Question

Find the Taylor series of the given function about $$a$$. Use the series already obtained in the text or in previous exercises.$$f(x)=10^{x} ; a=0$$

Answer

**step1** Understanding the problem

The problem asks for the Taylor series expansion of the function $$f(x)=10^x$$ around the point $$a=0$$. This specific type of Taylor series (when $$a=0$$) is also known as the Maclaurin series.

**step2** Recalling a relevant known series

To find the Taylor series for $$10^x$$, we can utilize a well-known series expansion for the exponential function, which is the Maclaurin series for $$e^u$$. This series is given by:
$$e^u = \sum_{n=0}^{\infty} \frac{u^n}{n!} = 1 + u + \frac{u^2}{2!} + \frac{u^3}{3!} + \dots$$
This series is fundamental in calculus and is a prerequisite for solving this problem.

**step3** Rewriting the function in terms of base e

Our function is $$f(x)=10^x$$. To relate it to the exponential series of base $$e$$, we need to express the base 10 in terms of $$e$$. We know that any positive number $$b$$ can be written as $$e^{\ln b}$$. Therefore, $$10$$ can be written as $$e^{\ln 10}$$.
Substituting this into the function, we get:
$$f(x) = 10^x = (e^{\ln 10})^x$$

**step4** Simplifying the exponential expression

Using the property of exponents $$(a^b)^c = a^{bc}$$, we can simplify the expression for $$f(x)$$:
$$f(x) = e^{x \ln 10}$$

**step5** Substituting into the Maclaurin series for $$e^u$$

Now, we can identify $$u$$ in the Maclaurin series for $$e^u$$ with the exponent of $$e$$ in our simplified function.
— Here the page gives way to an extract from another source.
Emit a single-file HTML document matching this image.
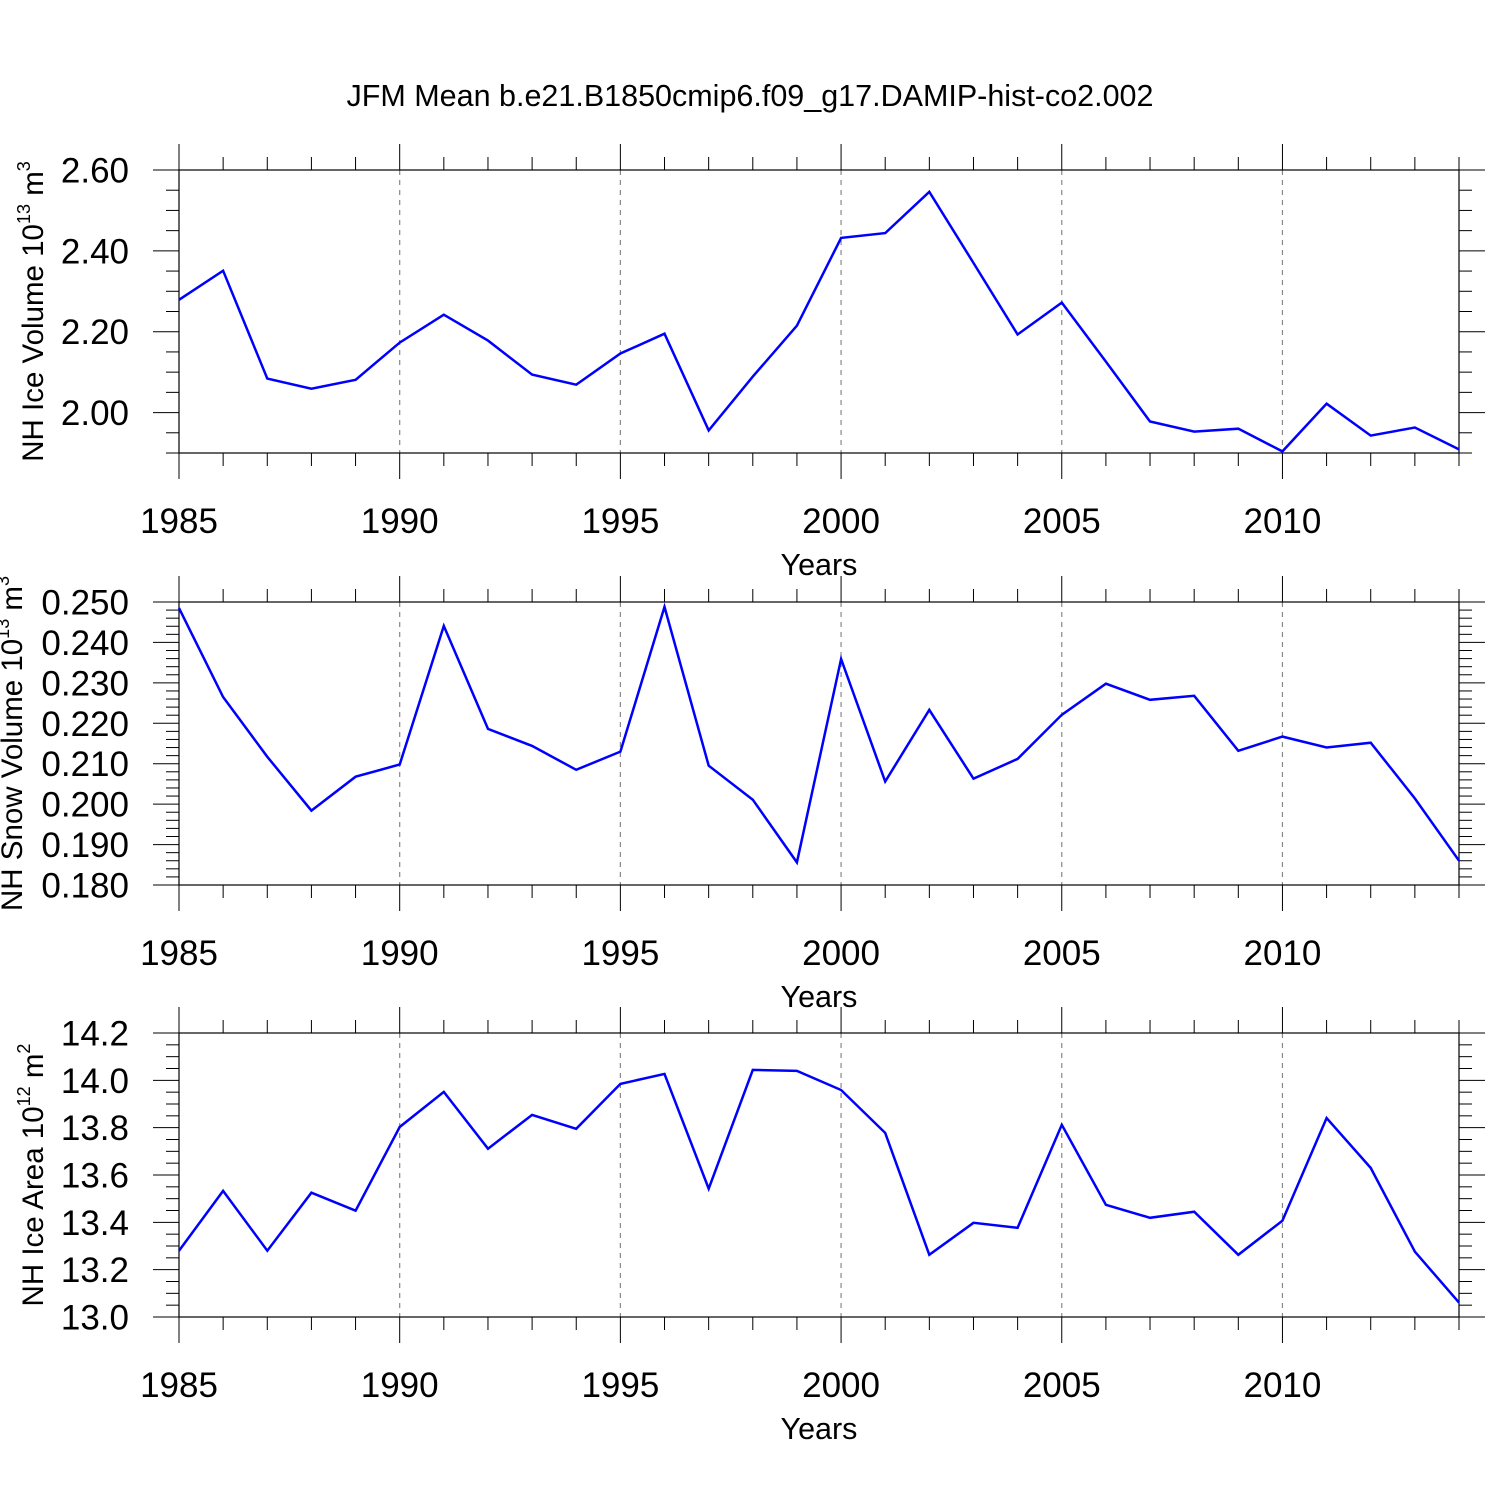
<!DOCTYPE html>
<html><head><meta charset="utf-8"><style>
html,body{margin:0;padding:0;background:#fff;}
svg{display:block;font-family:"Liberation Sans",sans-serif;}
</style></head><body>
<svg id="chart" width="1500" height="1500" viewBox="0 0 1500 1500">
<text x="750" y="106" font-size="30.5" text-anchor="middle">JFM Mean b.e21.B1850cmip6.f09_g17.DAMIP-hist-co2.002</text>
</svg>
<script>
const years = [1985,1986,1987,1988,1989,1990,1991,1992,1993,1994,1995,1996,1997,1998,1999,2000,2001,2002,2003,2004,2005,2006,2007,2008,2009,2010,2011,2012,2013,2014];
const iceVolume = [2.279,2.351,2.084,2.059,2.081,2.173,2.242,2.178,2.094,2.069,2.146,2.195,1.956,2.089,2.215,2.432,2.444,2.546,2.370,2.193,2.272,2.126,1.978,1.953,1.960,1.904,2.022,1.943,1.963,1.909];
const snowVolume = [0.2485,0.2265,0.2117,0.1984,0.2068,0.2098,0.2441,0.2186,0.2144,0.2085,0.2130,0.2488,0.2095,0.2011,0.1856,0.2359,0.2056,0.2233,0.2063,0.2112,0.2221,0.2298,0.2258,0.2268,0.2132,0.2167,0.2140,0.2152,0.2014,0.1860];
const iceArea = [13.28,13.533,13.28,13.525,13.449,13.803,13.951,13.711,13.854,13.795,13.985,14.027,13.542,14.044,14.040,13.959,13.778,13.263,13.398,13.377,13.812,13.474,13.419,13.445,13.263,13.407,13.841,13.630,13.276,13.061];
const xTickLabels = ["1985","1990","1995","2000","2005","2010"];
const iceVolTicks = ["2.00","2.20","2.40","2.60"];
const snowTicks = ["0.180","0.190","0.200","0.210","0.220","0.230","0.240","0.250"];
const areaTicks = ["13.0","13.2","13.4","13.6","13.8","14.0","14.2"];

const NS="http://www.w3.org/2000/svg";
const svg=document.getElementById('chart');
const X0=179,X1=1459;
function xs(v){return X0+(v-1985)/(2014-1985)*(X1-X0);}
function mk(tag,attrs,parent){const e=document.createElementNS(NS,tag);for(const k in attrs)e.setAttribute(k,attrs[k]);(parent||svg).appendChild(e);return e;}

const panels=[
 {name:'ice-volume',top:170,bot:453,ymin:1.90,ymax:2.60,ticks:iceVolTicks,minor:0.05,data:iceVolume,title:'NH Ice Volume 10',exp:'13',unit:' m',uexp:'3',tx:43},
 {name:'snow-volume',top:602,bot:885,ymin:0.180,ymax:0.250,ticks:snowTicks,minor:0.002,data:snowVolume,title:'NH Snow Volume 10',exp:'13',unit:' m',uexp:'3',tx:22},
 {name:'ice-area',top:1033,bot:1317,ymin:13.0,ymax:14.2,ticks:areaTicks,minor:0.05,data:iceArea,title:'NH Ice Area 10',exp:'12',unit:' m',uexp:'2',tx:43}
];
panels.forEach(p=>{
 const g=mk('g',{});
 
 
 const ys=v=>p.bot-(v-p.ymin)/(p.ymax-p.ymin)*(p.bot-p.top);
 for(let y=1990;y<=2010;y+=5){
  const l=mk('line',{x1:xs(y),x2:xs(y),y1:p.top,y2:p.bot,stroke:'#888','stroke-width':1.2,'stroke-dasharray':'5,5'},g);
  
  
 }
 years.forEach(y=>{
  const major=(y%5===0);const L=major?26:13;
  mk('line',{x1:xs(y),x2:xs(y),y1:p.top-L,y2:p.top,stroke:'#000','stroke-width':1},g);
  mk('line',{x1:xs(y),x2:xs(y),y1:p.bot,y2:p.bot+L,stroke:'#000','stroke-width':1},g);
 });
 const n=Math.round((p.ymax-p.ymin)/p.minor);
 for(let i=0;i<=n;i++){
  const v=p.ymin+i*p.minor;
  const isMajor=p.ticks.some(t=>Math.abs(parseFloat(t)-v)<1e-6);
  const L=isMajor?26:13;const y=ys(v);
  mk('line',{x1:X0-L,x2:X0,y1:y,y2:y,stroke:'#000','stroke-width':1},g);
  mk('line',{x1:X1,x2:X1+L,y1:y,y2:y,stroke:'#000','stroke-width':1},g);
 }
 mk('rect',{x:X0,y:p.top,width:X1-X0,height:p.bot-p.top,fill:'none',stroke:'#000','stroke-width':1.2},g);
 p.ticks.forEach(t=>{
  const tx=mk('text',{x:129,y:ys(parseFloat(t))+12.5,'font-size':35,'text-anchor':'end'},g);
  tx.textContent=t;
  
  
 });
 xTickLabels.forEach(t=>{
  const tx=mk('text',{x:xs(+t),y:p.bot+80,'font-size':35,'text-anchor':'middle'},g);
  tx.textContent=t;
  
  
 });
 const xt=mk('text',{x:819,y:p.bot+122,'font-size':30.5,'text-anchor':'middle'},g);
 xt.textContent='Years';
 
 
 const cy=(p.top+p.bot)/2;
 const yt=mk('text',{x:0,y:0,'font-size':29.5,'text-anchor':'middle',transform:`translate(${p.tx},${cy}) rotate(-90)`},g);
 
 
 const a=mk('tspan',{},yt);a.textContent=p.title;
 const b=mk('tspan',{dy:-13,'font-size':18},yt);b.textContent=p.exp;
 const c=mk('tspan',{dy:13},yt);c.textContent=p.unit;
 const d=mk('tspan',{dy:-13,'font-size':18},yt);d.textContent=p.uexp;
 const pts=p.data.map((v,i)=>xs(years[i]).toFixed(1)+','+ys(v).toFixed(1)).join(' ');
 const pl=mk('polyline',{points:pts,fill:'none',stroke:'#0000ff','stroke-width':2.5,'stroke-linejoin':'miter'},g);
 
 
});
</script>
</body></html>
Here, $$u = x \ln 10$$.
Substituting $$x \ln 10$$ into the Maclaurin series for $$e^u$$:
$$f(x) = e^{x \ln 10} = \sum_{n=0}^{\infty} \frac{(x \ln 10)^n}{n!}$$

**step6** Expanding the term within the series summation

We can further expand the term $$(x \ln 10)^n$$ using the property $$(ab)^n = a^n b^n$$:
$$(x \ln 10)^n = x^n (\ln 10)^n$$
So, the series becomes:
$$f(x) = \sum_{n=0}^{\infty} \frac{(\ln 10)^n x^n}{n!}$$

**step7** Writing out the first few terms of the series

To provide a clearer representation of the series, let's write out the first few terms by substituting values for $$n$$:
For $$n=0$$: $$\frac{(\ln 10)^0 x^0}{0!} = \frac{1 \cdot 1}{1} = 1$$
For $$n=1$$: $$\frac{(\ln 10)^1 x^1}{1!} = \frac{(\ln 10) x}{1} = (\ln 10) x$$
For $$n=2$$: $$\frac{(\ln 10)^2 x^2}{2!} = \frac{(\ln 10)^2}{2} x^2$$
For $$n=3$$: $$\frac{(\ln 10)^3 x^3}{3!} = \frac{(\ln 10)^3}{6} x^3$$
Thus, the Taylor series for $$f(x)=10^x$$ about $$a=0$$ is:
$$1 + (\ln 10) x + \frac{(\ln 10)^2}{2!} x^2 + \frac{(\ln 10)^3}{3!} x^3 + \dots + \frac{(\ln 10)^n}{n!} x^n + \dots$$